FAP 2022 Juror Highlight: Daniel Lim on People & Placemaking
January 13, 2022
Daniel Lim, a juror of FuturArc Prize (FAP) 2022: Reinterpretation, leads the placemaking practice in Think City—a consultancy and project delivery partner that works in four key areas: placemaking, resilience (environmental and social), analytics and conservation. He has spent a decade pioneering projects to activate spaces through placemaking in Penang, Johor Bahru and Kuala Lumpur.
Aside from placemaking, Daniel advocates social inclusion and community participation in culture-based urban regeneration efforts. Collaborating with local stakeholders, he works on demonstration projects aimed at innovating urban solutions and highlighting the potential of public space usage.
Read on for an excerpt of our chat with Daniel about the importance of optimising developments that already exist, and to centre the process in a discovery of what a community truly needs!
Q: How does placemaking come into play towards creating more equitable cities?
A: By improving the public realm in cities, we create more people-friendly and quality public spaces that are connected, inclusive, sustainable and walkable. The heart of this process is the people, always. Working with communities and different stakeholders is key and the idea here is a participatory process of thought.
The process in the centre is to discover, because we cannot assume that we know it all. So, through a participatory, community-based process, we ideate together. Thereafter, we prototype a pilot and test it out. If it is proven successful or is the right approach, with further fine-tuning, then it’s ready for a full implementation, replication or to be scaled up. For example, for the Laneways Improvement Programme in Johor Bahru, we tested with demonstration sites using back lanes. Because it is proven to work well, it is scalable.

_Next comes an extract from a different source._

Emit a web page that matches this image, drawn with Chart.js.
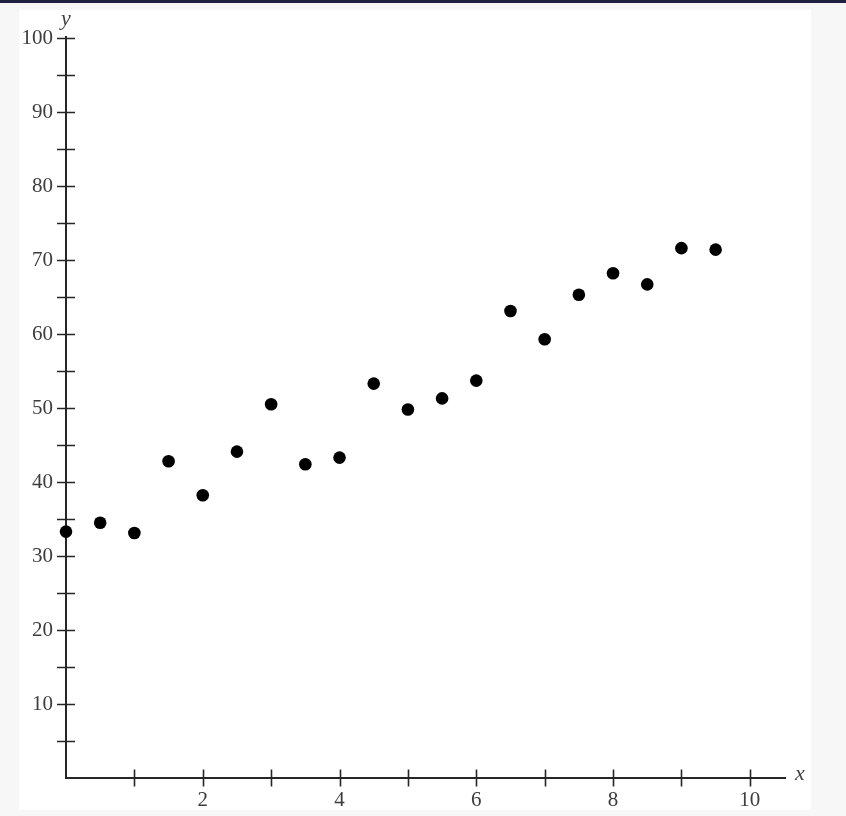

So other laneways in the city are now being implemented too. That is how we are able to create that kind of impact on the network.
“The heart of the process is the people, always.”
We also need to stop building trophies. For example, say there is an empty space and someone says “Okay, let’s build a park”. Then it’s all about the design. Again, this needs to be very much about going through the process and finding out what people want. Let’s say I’ve done 20 parks—I go in and create the perfect park; it fits in everything. But what if the communities say “we don’t need a park; we prefer sports like badminton instead, and we don’t have a badminton court”. So maybe that is what the place needs. Maybe a badminton court is not as clever as a world-class designed public park, but it’s functional—it becomes an anchor for a community.
Q: What’s the next step?
A: With urbanisation rates so high, it is important to look at brownfield rather than greenfield development. Because there are a lot of brownfield sites that are not really optimised. If we talk about sustainability and SDGs, shouldn’t we optimise what we have before developing new areas?
“A lot of people are still stuck with the notion that placemaking means they have to see a thousand people turn up and have a nice weekend … But to us, what happens from Monday to Friday … is the real indicator of ownership.”
The reason why most people are still stuck in the old way (of placemaking) is perhaps an economic one. I invest in a design that looks nice and I sell at a higher price—direct ROI. Whereas something like what we do is more long-term or medium to long-term; it is more indirect. But there are economic values to it, and a lot of conversations about it now. It is a simple equation (although maybe a typical developer might not see this impact): a community having a sense of ownership over public spaces means they will be taken care of; there is less vandalism, hence reducing vandalism mitigation, maintenance costs, etc., and that’s money saved.
And when, say, a park becomes very active in the community, property values around the area would naturally increase too. Because people want to stay somewhere where there is a strong sense of community, and they want to stay somewhere where they can have access to good quality public spaces.
So, things are shifting; people are starting to see the value of a good placemaking process, which is why there are a lot of conversations and also a lot of people already setting up their placemaking units, etc. But the depth of understanding might not necessarily be there yet. To a lot of people, they are still stuck with the notion that placemaking means they have to see like a few thousand people turn up to an area and have a nice weekend with an event. But to us, we very much like to see what happens from Monday to Friday, where there’s no event. That is the real indicator of ownership.